Federal Reserve Chairman Ben Bernanke’s term ends in January 2014, and it is unclear whether he will stay on for another--so what should be on his to-do list?

(January 9, 2013) — Federal Reserve Chairman Ben Bernanke must muster every means he can to help the United States and the world emerge from a gloomy time, a paper by Pacific Investment Management Company (PIMCO) says.

A whitepaper by Tony Crescenzi, PIMCO’s executive vice president, market strategist and portfolio manager, outlines an array of suggestions for the nation’s top central banker.

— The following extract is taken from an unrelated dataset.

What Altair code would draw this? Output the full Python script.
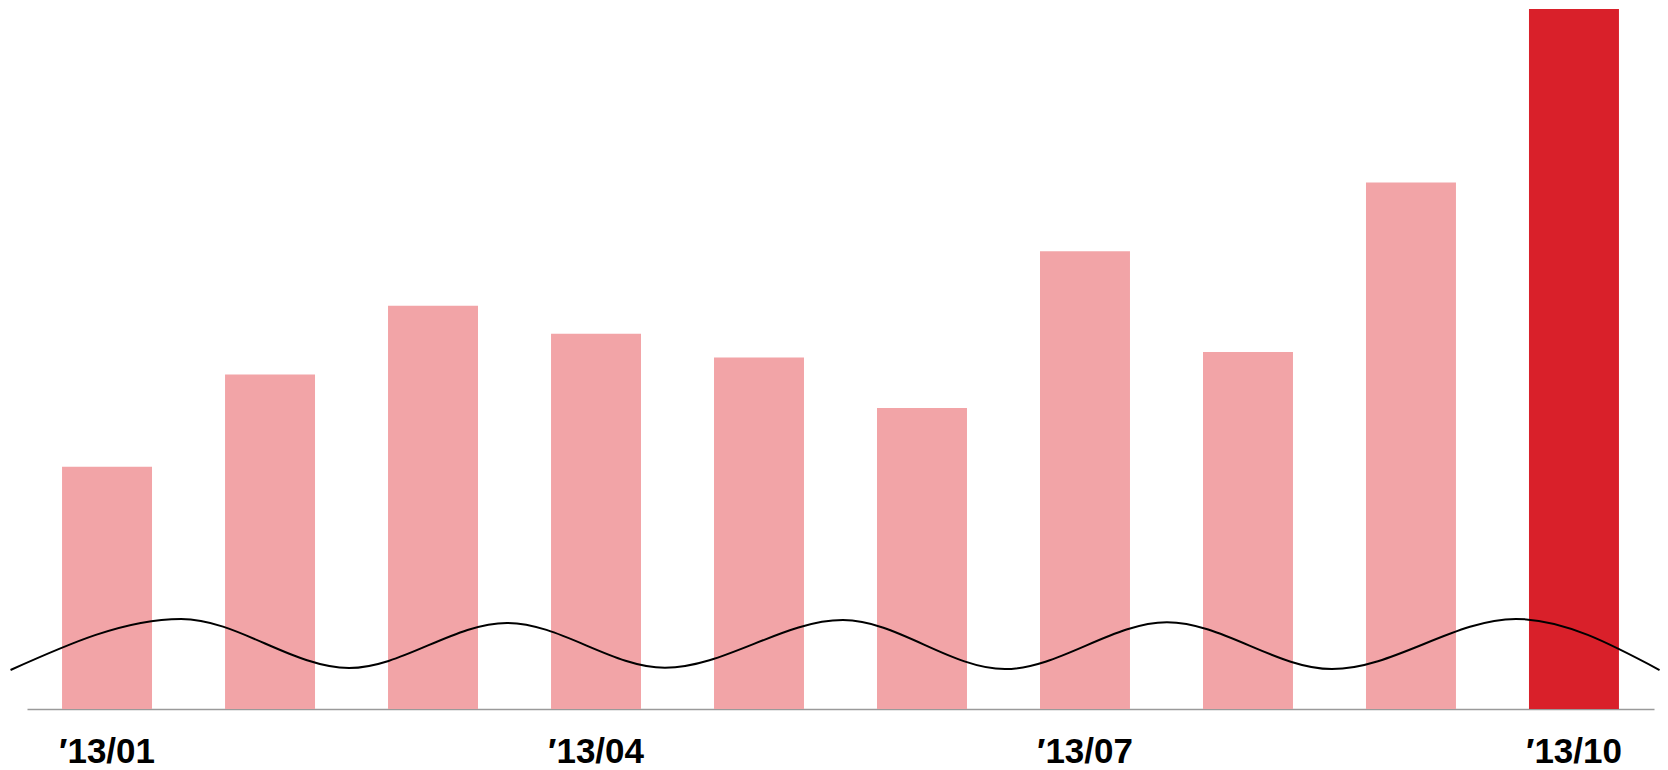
import altair as alt
import pandas as pd

# Monthly values (latest month highlighted)
months = ["′13/01", "′13/02", "′13/03", "′13/04", "′13/05",
          "′13/06", "′13/07", "′13/08", "′13/09", "′13/10"]
values = [34.6, 47.8, 57.6, 53.6, 50.2, 43.0, 65.4, 51.0, 75.2, 100.0]
labeled_months = ["′13/01", "′13/04", "′13/07", "′13/10"]

# Axis-break wave: x in bar-slot units (bar i centred at i), y in value units
wave_x = [-0.592, 0.454, 1.485, 2.454, 3.423, 4.515, 5.509, 6.503, 7.515, 8.644, 9.525]
wave_y = [5.57, 12.86, 5.86, 12.3, 5.9, 12.7, 5.71, 12.4, 5.71, 12.86, 5.57]

bars_df = pd.DataFrame({"month": months, "value": values})
wave_df = pd.DataFrame({"pos": wave_x, "level": wave_y})

PINK = "#F2A4A7"
RED = "#D9202A"
N = len(months)
PAD_INNER = 0.448
PAD_OUTER = 0.215
# half a slot plus outer padding, in slot units
edge = PAD_OUTER + (1 - PAD_INNER) / 2

y_scale = alt.Scale(domain=[0, 100], nice=False, zero=True)

bars = alt.Chart(bars_df).mark_bar().encode(
    x=alt.X(
        "month:N",
        sort=None,
        scale=alt.Scale(paddingInner=PAD_INNER, paddingOuter=PAD_OUTER),
        axis=alt.Axis(
            title=None,
            values=labeled_months,
            labelAngle=0,
            ticks=False,
            tickSize=0,
            domain=True,
            domainColor="#9a9a9a",
            domainWidth=1.5,
            labelFont="Liberation Sans",
            labelFontSize=35,
            labelFontWeight="bold",
            labelColor="#000000",
            labelBaseline="alphabetic",
            labelPadding=53.5,
            grid=False,
        ),
    ),
    y=alt.Y("value:Q", scale=y_scale, axis=None),
    color=alt.condition(alt.datum.month == months[-1], alt.value(RED), alt.value(PINK)),
)

wave = alt.Chart(wave_df).mark_line(
    color="#000000", strokeWidth=2, interpolate="monotone"
).encode(
    x=alt.X("pos:Q", scale=alt.Scale(domain=[-edge, N - 1 + edge], nice=False, zero=False), axis=None),
    y=alt.Y("level:Q", scale=y_scale, axis=None),
    order="pos:Q",
)

chart = alt.layer(bars, wave).resolve_scale(x="independent").properties(
    width=1627,
    height=700,
    autosize=alt.AutoSizeParams(type="none"),
    padding={"left": 27, "top": 9, "right": 14, "bottom": 61},
    background="#ffffff",
).configure_view(stroke=None)

chart.save("out.html", embed_options={"renderer": "svg", "actions": False})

A major point on the list: Keep volatility low. Since uncertainty tends to breed market volatility, the more predictable, transparent, credible and understandable the Fed’s actions are, the less volatile markets are likely to be. “To the extent that the Fed reduces uncertainty in the bond market, it may reduce the ‘term premium’ in bonds – the extra yield that investors demand to compensate for uncertainty, particularly for the uncertainty that tends to surround potential changes to the federal funds rate, the benchmark rate that the Fed aims to control.” According to PIMCO, the Fed has so far been very successful in achieving a lowered bond premium. Going forward, “the Fed must ensure that its latest experimentation with communications and buying bonds also aims to keep volatility low. It’s not clear that it will.”

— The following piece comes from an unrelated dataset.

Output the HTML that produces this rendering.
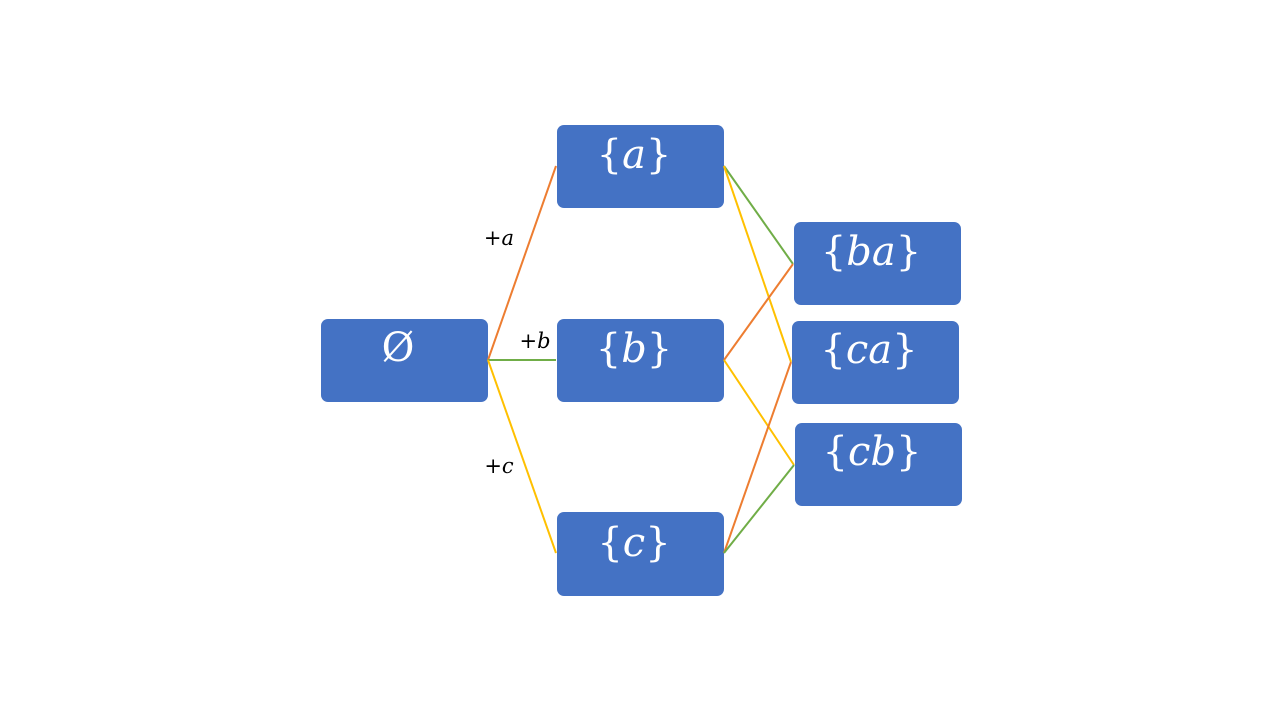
<!DOCTYPE html>
<html><head><meta charset="utf-8"><style>
html,body{margin:0;padding:0;background:#fff;width:1280px;height:720px;overflow:hidden}
</style></head><body>
<svg width="1280" height="720" xmlns="http://www.w3.org/2000/svg" style="position:absolute;left:0;top:0">
<g fill="#4472C4">
<rect x="321" y="319" width="167" height="83" rx="7"/>
<rect x="557" y="125" width="167" height="83" rx="7"/>
<rect x="557" y="319" width="167" height="83" rx="7"/>
<rect x="557" y="512" width="167" height="84" rx="7"/>
<rect x="794" y="222" width="167" height="83" rx="7"/>
<rect x="792" y="321" width="167" height="83" rx="7"/>
<rect x="795" y="423" width="167" height="83" rx="7"/>
</g>
<g stroke-width="2" fill="none">
<line x1="488" y1="360" x2="556" y2="166" stroke="#ED7D31"/>
<line x1="488" y1="360" x2="556" y2="360" stroke="#70AD47"/>
<line x1="488" y1="360" x2="556" y2="553" stroke="#FFC000"/>
<line x1="724" y1="166" x2="793" y2="264" stroke="#70AD47"/>
<line x1="724" y1="166" x2="791" y2="362" stroke="#FFC000"/>
<line x1="724" y1="360" x2="793" y2="264" stroke="#ED7D31"/>
<line x1="724" y1="360" x2="794" y2="465" stroke="#FFC000"/>
<line x1="724" y1="553" x2="791" y2="362" stroke="#ED7D31"/>
<line x1="724" y1="553" x2="794" y2="465" stroke="#70AD47"/>
</g>
<g font-family="DejaVu Serif, Liberation Serif, serif" fill="#fff" font-size="40" text-anchor="middle">
<text x="398" y="361">Ø</text>
<text x="634" y="168">{<tspan font-style="italic">a</tspan>}</text>
<text x="634" y="362">{<tspan font-style="italic">b</tspan>}</text>
<text x="634" y="556">{<tspan font-style="italic">c</tspan>}</text>
<text x="871" y="265">{<tspan font-style="italic">ba</tspan>}</text>
<text x="869" y="363">{<tspan font-style="italic">ca</tspan>}</text>
<text x="872" y="465">{<tspan font-style="italic">cb</tspan>}</text>
</g>
<g font-family="DejaVu Serif, Liberation Serif, serif" fill="#000" font-size="21" text-anchor="middle">
<text x="499" y="245">+<tspan font-style="italic">a</tspan></text>
<text x="535" y="348">+<tspan font-style="italic">b</tspan></text>
<text x="499" y="473">+<tspan font-style="italic">c</tspan></text>
</g>
</svg>
</body></html>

Another item on the list: Play offense. In other words, according to PIMCO, the Fed’s monetary policy should aim to promote faster economic growth. “The Fed’s mantra in 2013 therefore must be to print, print, print, thereby using coinage to nudge annual growth in nominal gross domestic product (GDP) toward 5% instead of the recent slow pace of about 4%,” the bond manager notes.

Housing is another big issue in PIMCO’s eyes. For the first time in seven years, PIMCO is expecting the US housing sector to strengthen and contribute to economic growth. “Although we believe the recovery is rooted in the reduction of excess supply resulting from a severe underbuilding of homes relative to population growth and demographic trends, the Federal Reserve’s interest rate policies deserve some credit,” the paper says. While the Fed’s purchase of about $1.5 trillion (and rising) of mortgage-backed securities has helped, there’s more the Fed can do, says Crescenzi. For example, on the regulatory front, the Fed can consider current housing conditions when it crafts rules for implementing the Dodd-Frank Wall Street Reform and Consumer Protection Act.